Source code of charts
··········
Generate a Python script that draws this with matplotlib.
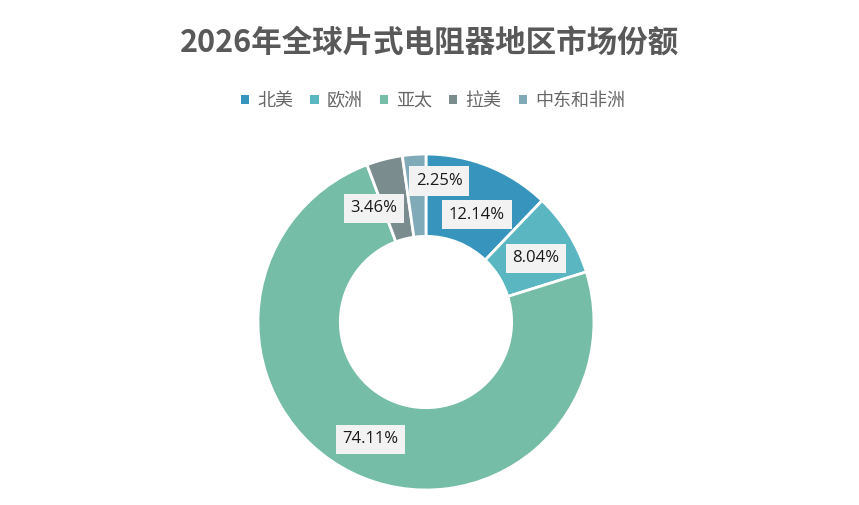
import numpy as np
import matplotlib
matplotlib.use('Agg')
import matplotlib.pyplot as plt
from matplotlib.patches import Patch

plt.rcParams['font.family'] = ['Noto Sans CJK SC', 'DejaVu Sans']

# ── Data ──────────────────────────────────────────────────────────────────
regions = ['北美', '欧洲', '亚太', '拉美', '中东和非洲']
shares = [12.14, 8.04, 74.11, 3.46, 2.25]
colors = ['#3795BD', '#5AB6C1', '#76BDA7', '#7A8C8E', '#80AAB8']
title = '2026年全球片式电阻器地区市场份额'

# label nudges (points) so the small slices don't collide
nudges = [(3, -7), (2, -2), (0, -3), (-15, -6), (16, 11)]

fig = plt.figure(figsize=(8.59, 5.05), dpi=100)
ax = fig.add_axes([0.3003, 0.0297, 0.3912, 0.6653])

wedges, _ = ax.pie(shares, colors=colors, startangle=90, counterclock=False,
                   radius=1.0,
                   wedgeprops=dict(width=0.49, edgecolor='white', linewidth=2))
ax.set_aspect('equal')
ax.set_xlim(-1, 1)
ax.set_ylim(-1, 1)

total = sum(shares)
r_lab = 0.75
cum = 0
for s, (dx, dy) in zip(shares, nudges):
    mid = np.deg2rad(90 - (cum + s / 2) / total * 360)
    cum += s
    ax.annotate(f'{s:.2f}%', (r_lab * np.cos(mid), r_lab * np.sin(mid)),
                xytext=(dx, dy), textcoords='offset points',
                ha='center', va='center', fontsize=12, color='#1a1a1a',
                family=['Open Sans', 'DejaVu Sans'],
                bbox=dict(boxstyle='square,pad=0.4', fc='#F2F2F2', ec='none'))

fig.text(0.5, 0.915, title, ha='center', va='center', fontsize=22,
         fontweight='bold', color='#595959')

handles = [Patch(facecolor=c, edgecolor='none') for c in colors]
fig.legend(handles, regions, loc='center', bbox_to_anchor=(0.504, 0.80),
           ncol=5, frameon=False, fontsize=13, labelcolor='#666666',
           handlelength=0.45, handleheight=0.45, handletextpad=0.45,
           columnspacing=0.95)

fig.savefig('out.png', dpi=100, facecolor='white')
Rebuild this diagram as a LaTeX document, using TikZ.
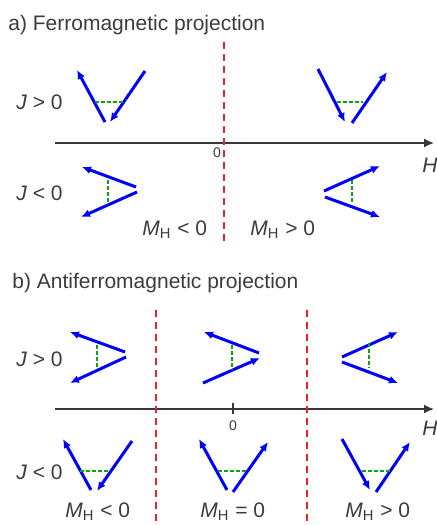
\documentclass[tikz,border=0pt]{standalone}
\usepackage{fontspec}
\setmainfont{Liberation Sans}
\usepackage{xcolor}
\usetikzlibrary{arrows.meta}

\definecolor{spinblue}{RGB}{0,0,250}
\definecolor{wallred}{RGB}{235,35,40}
\definecolor{bondgreen}{RGB}{20,160,20}
\definecolor{axisgray}{RGB}{55,55,55}
\definecolor{labelgray}{RGB}{60,60,60}

\begin{document}
\begin{tikzpicture}[x=0.5pt, y=-0.5pt, font={\fontsize{10.5}{12}\selectfont}, text=labelgray,
  spin/.style={spinblue, line width=1.5pt, -{Latex[length=4.5pt,width=4pt]}},
  bond/.style={bondgreen, line width=1pt, dash pattern=on 2pt off 1pt},
  wall/.style={wallred, line width=1pt, dash pattern=on 3.5pt off 2.5pt},
  field/.style={axisgray, line width=0.8pt, -{Latex[length=5pt,width=4.5pt]}},
  zero/.style={font={\fontsize{7}{8}\selectfont}}]
\useasboundingbox (0,0) rectangle (436,525);

% a) ferromagnetic projection
\node[anchor=base west, inner sep=0pt] (titleA) at (8,30) {a) Ferromagnetic projection};
\coordinate (axAl) at (55,143);
\coordinate (axAr) at (434,143);
\draw[field] (axAl) -- (axAr);
\draw[wall] (224,42) -- (224,245);
\node[zero] (zeroA) at (217,153) {0};
\node[anchor=base west, inner sep=0pt] (hA) at (422,172) {\textit{H}};
\node[anchor=base west, inner sep=0pt] (jposA) at (16,109.5) {\textit{J} > 0};
\node[anchor=base west, inner sep=0pt] (jnegA) at (16,200.5) {\textit{J} < 0};
\node[anchor=base west, inner sep=0pt] (mnegA) at (142,235) {\textit{M}\textsubscript{H} < 0};
\node[anchor=base west, inner sep=0pt] (mposA) at (250,235) {\textit{M}\textsubscript{H} > 0};
% J > 0, M < 0
\draw[spin] (105,122) -- (77,70);
\draw[spin] (145,71) -- (110,122);
\draw[bond] (95,102) -- (123,102);
% J > 0, M > 0
\draw[spin] (318,69) -- (345,122);
\draw[spin] (352,123) -- (387,72);
\draw[bond] (337,102) -- (363,102);
% J < 0, M < 0
\draw[spin] (136,187) -- (82,167);
\draw[spin] (137,192) -- (81,217);
\draw[bond] (108,180) -- (108,203);
% J < 0, M > 0
\draw[spin] (324,191) -- (380,166);
\draw[spin] (325,197) -- (380,217);
\draw[bond] (352,180) -- (352,203);

% b) antiferromagnetic projection
\node[anchor=base west, inner sep=0pt] (titleB) at (12,288) {b) Antiferromagnetic projection};
\coordinate (axBl) at (55,409);
\coordinate (axBr) at (434,409);
\draw[field] (axBl) -- (axBr);
\draw[axisgray, line width=0.9pt] (233,403) -- (233,414);
\draw[wall] (156,310) -- (156,525);
\draw[wall] (307,310) -- (307,525);
\node[zero] (zeroB) at (233,426) {0};
\node[anchor=base west, inner sep=0pt] (hB) at (422,435) {\textit{H}};
\node[anchor=base west, inner sep=0pt] (jposB) at (16,366.5) {\textit{J} > 0};
\node[anchor=base west, inner sep=0pt] (jnegB) at (16,479.5) {\textit{J} < 0};
\node[anchor=base west, inner sep=0pt] (mnegB) at (65,517) {\textit{M}\textsubscript{H} < 0};
\node[anchor=base west, inner sep=0pt] (mnulB) at (200,517) {\textit{M}\textsubscript{H} = 0};
\node[anchor=base west, inner sep=0pt] (mposB) at (345,517) {\textit{M}\textsubscript{H} > 0};
% J > 0 row
\draw[spin] (125,352) -- (70,332);
\draw[spin] (126,357) -- (70,383);
\draw[bond] (97,345) -- (97,368);
\draw[spin] (259,353) -- (204,332);
\draw[spin] (203,383) -- (260,358);
\draw[bond] (232,345) -- (232,370);
\draw[spin] (342,357) -- (398,332);
\draw[spin] (342,362) -- (398,383);
\draw[bond] (369,343) -- (369,368);
% J < 0 row
\draw[spin] (91,490) -- (63,439);
\draw[spin] (132,441) -- (97,491);
\draw[bond] (80,471) -- (110,471);
\draw[spin] (227,490) -- (199,439);
\draw[spin] (233,492) -- (268,442);
\draw[bond] (218,471) -- (247,471);
\draw[spin] (342,439) -- (370,490);
\draw[spin] (376,492) -- (410,442);
\draw[bond] (362,471) -- (390,471);
\end{tikzpicture}
\end{document}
··········
-- What is needed --
Reproduce every record word for word. The copy must contain no pictures.

-- Written response --
Generate a Python script that draws this with matplotlib.
import numpy as np
import matplotlib
matplotlib.use('Agg')
import matplotlib.pyplot as plt
from matplotlib.patches import Patch

plt.rcParams['font.family'] = ['Noto Sans CJK SC', 'DejaVu Sans']

# ── Data ──────────────────────────────────────────────────────────────────
regions = ['北美', '欧洲', '亚太', '拉美', '中东和非洲']
shares = [12.14, 8.04, 74.11, 3.46, 2.25]
colors = ['#3795BD', '#5AB6C1', '#76BDA7', '#7A8C8E', '#80AAB8']
title = '2026年全球片式电阻器地区市场份额'

# label nudges (points) so the small slices don't collide
nudges = [(3, -7), (2, -2), (0, -3), (-15, -6), (16, 11)]

fig = plt.figure(figsize=(8.59, 5.05), dpi=100)
ax = fig.add_axes([0.3003, 0.0297, 0.3912, 0.6653])

wedges, _ = ax.pie(shares, colors=colors, startangle=90, counterclock=False,
                   radius=1.0,
                   wedgeprops=dict(width=0.49, edgecolor='white', linewidth=2))
ax.set_aspect('equal')
ax.set_xlim(-1, 1)
ax.set_ylim(-1, 1)

total = sum(shares)
r_lab = 0.75
cum = 0
for s, (dx, dy) in zip(shares, nudges):
    mid = np.deg2rad(90 - (cum + s / 2) / total * 360)
    cum += s
    ax.annotate(f'{s:.2f}%', (r_lab * np.cos(mid), r_lab * np.sin(mid)),
                xytext=(dx, dy), textcoords='offset points',
                ha='center', va='center', fontsize=12, color='#1a1a1a',
                family=['Open Sans', 'DejaVu Sans'],
                bbox=dict(boxstyle='square,pad=0.4', fc='#F2F2F2', ec='none'))

fig.text(0.5, 0.915, title, ha='center', va='center', fontsize=22,
         fontweight='bold', color='#595959')

handles = [Patch(facecolor=c, edgecolor='none') for c in colors]
fig.legend(handles, regions, loc='center', bbox_to_anchor=(0.504, 0.80),
           ncol=5, frameon=False, fontsize=13, labelcolor='#666666',
           handlelength=0.45, handleheight=0.45, handletextpad=0.45,
           columnspacing=0.95)

fig.savefig('out.png', dpi=100, facecolor='white')
Rebuild this diagram as a LaTeX document, using TikZ.
\documentclass[tikz,border=0pt]{standalone}
\usepackage{fontspec}
\setmainfont{Liberation Sans}
\usepackage{xcolor}
\usetikzlibrary{arrows.meta}

\definecolor{spinblue}{RGB}{0,0,250}
\definecolor{wallred}{RGB}{235,35,40}
\definecolor{bondgreen}{RGB}{20,160,20}
\definecolor{axisgray}{RGB}{55,55,55}
\definecolor{labelgray}{RGB}{60,60,60}

\begin{document}
\begin{tikzpicture}[x=0.5pt, y=-0.5pt, font={\fontsize{10.5}{12}\selectfont}, text=labelgray,
  spin/.style={spinblue, line width=1.5pt, -{Latex[length=4.5pt,width=4pt]}},
  bond/.style={bondgreen, line width=1pt, dash pattern=on 2pt off 1pt},
  wall/.style={wallred, line width=1pt, dash pattern=on 3.5pt off 2.5pt},
  field/.style={axisgray, line width=0.8pt, -{Latex[length=5pt,width=4.5pt]}},
  zero/.style={font={\fontsize{7}{8}\selectfont}}]
\useasboundingbox (0,0) rectangle (436,525);

% a) ferromagnetic projection
\node[anchor=base west, inner sep=0pt] (titleA) at (8,30) {a) Ferromagnetic projection};
\coordinate (axAl) at (55,143);
\coordinate (axAr) at (434,143);
\draw[field] (axAl) -- (axAr);
\draw[wall] (224,42) -- (224,245);
\node[zero] (zeroA) at (217,153) {0};
\node[anchor=base west, inner sep=0pt] (hA) at (422,172) {\textit{H}};
\node[anchor=base west, inner sep=0pt] (jposA) at (16,109.5) {\textit{J} > 0};
\node[anchor=base west, inner sep=0pt] (jnegA) at (16,200.5) {\textit{J} < 0};
\node[anchor=base west, inner sep=0pt] (mnegA) at (142,235) {\textit{M}\textsubscript{H} < 0};
\node[anchor=base west, inner sep=0pt] (mposA) at (250,235) {\textit{M}\textsubscript{H} > 0};
% J > 0, M < 0
\draw[spin] (105,122) -- (77,70);
\draw[spin] (145,71) -- (110,122);
\draw[bond] (95,102) -- (123,102);
% J > 0, M > 0
\draw[spin] (318,69) -- (345,122);
\draw[spin] (352,123) -- (387,72);
\draw[bond] (337,102) -- (363,102);
% J < 0, M < 0
\draw[spin] (136,187) -- (82,167);
\draw[spin] (137,192) -- (81,217);
\draw[bond] (108,180) -- (108,203);
% J < 0, M > 0
\draw[spin] (324,191) -- (380,166);
\draw[spin] (325,197) -- (380,217);
\draw[bond] (352,180) -- (352,203);

% b) antiferromagnetic projection
\node[anchor=base west, inner sep=0pt] (titleB) at (12,288) {b) Antiferromagnetic projection};
\coordinate (axBl) at (55,409);
\coordinate (axBr) at (434,409);
\draw[field] (axBl) -- (axBr);
\draw[axisgray, line width=0.9pt] (233,403) -- (233,414);
\draw[wall] (156,310) -- (156,525);
\draw[wall] (307,310) -- (307,525);
\node[zero] (zeroB) at (233,426) {0};
\node[anchor=base west, inner sep=0pt] (hB) at (422,435) {\textit{H}};
\node[anchor=base west, inner sep=0pt] (jposB) at (16,366.5) {\textit{J} > 0};
\node[anchor=base west, inner sep=0pt] (jnegB) at (16,479.5) {\textit{J} < 0};
\node[anchor=base west, inner sep=0pt] (mnegB) at (65,517) {\textit{M}\textsubscript{H} < 0};
\node[anchor=base west, inner sep=0pt] (mnulB) at (200,517) {\textit{M}\textsubscript{H} = 0};
\node[anchor=base west, inner sep=0pt] (mposB) at (345,517) {\textit{M}\textsubscript{H} > 0};
% J > 0 row
\draw[spin] (125,352) -- (70,332);
\draw[spin] (126,357) -- (70,383);
\draw[bond] (97,345) -- (97,368);
\draw[spin] (259,353) -- (204,332);
\draw[spin] (203,383) -- (260,358);
\draw[bond] (232,345) -- (232,370);
\draw[spin] (342,357) -- (398,332);
\draw[spin] (342,362) -- (398,383);
\draw[bond] (369,343) -- (369,368);
% J < 0 row
\draw[spin] (91,490) -- (63,439);
\draw[spin] (132,441) -- (97,491);
\draw[bond] (80,471) -- (110,471);
\draw[spin] (227,490) -- (199,439);
\draw[spin] (233,492) -- (268,442);
\draw[bond] (218,471) -- (247,471);
\draw[spin] (342,439) -- (370,490);
\draw[spin] (376,492) -- (410,442);
\draw[bond] (362,471) -- (390,471);
\end{tikzpicture}
\end{document}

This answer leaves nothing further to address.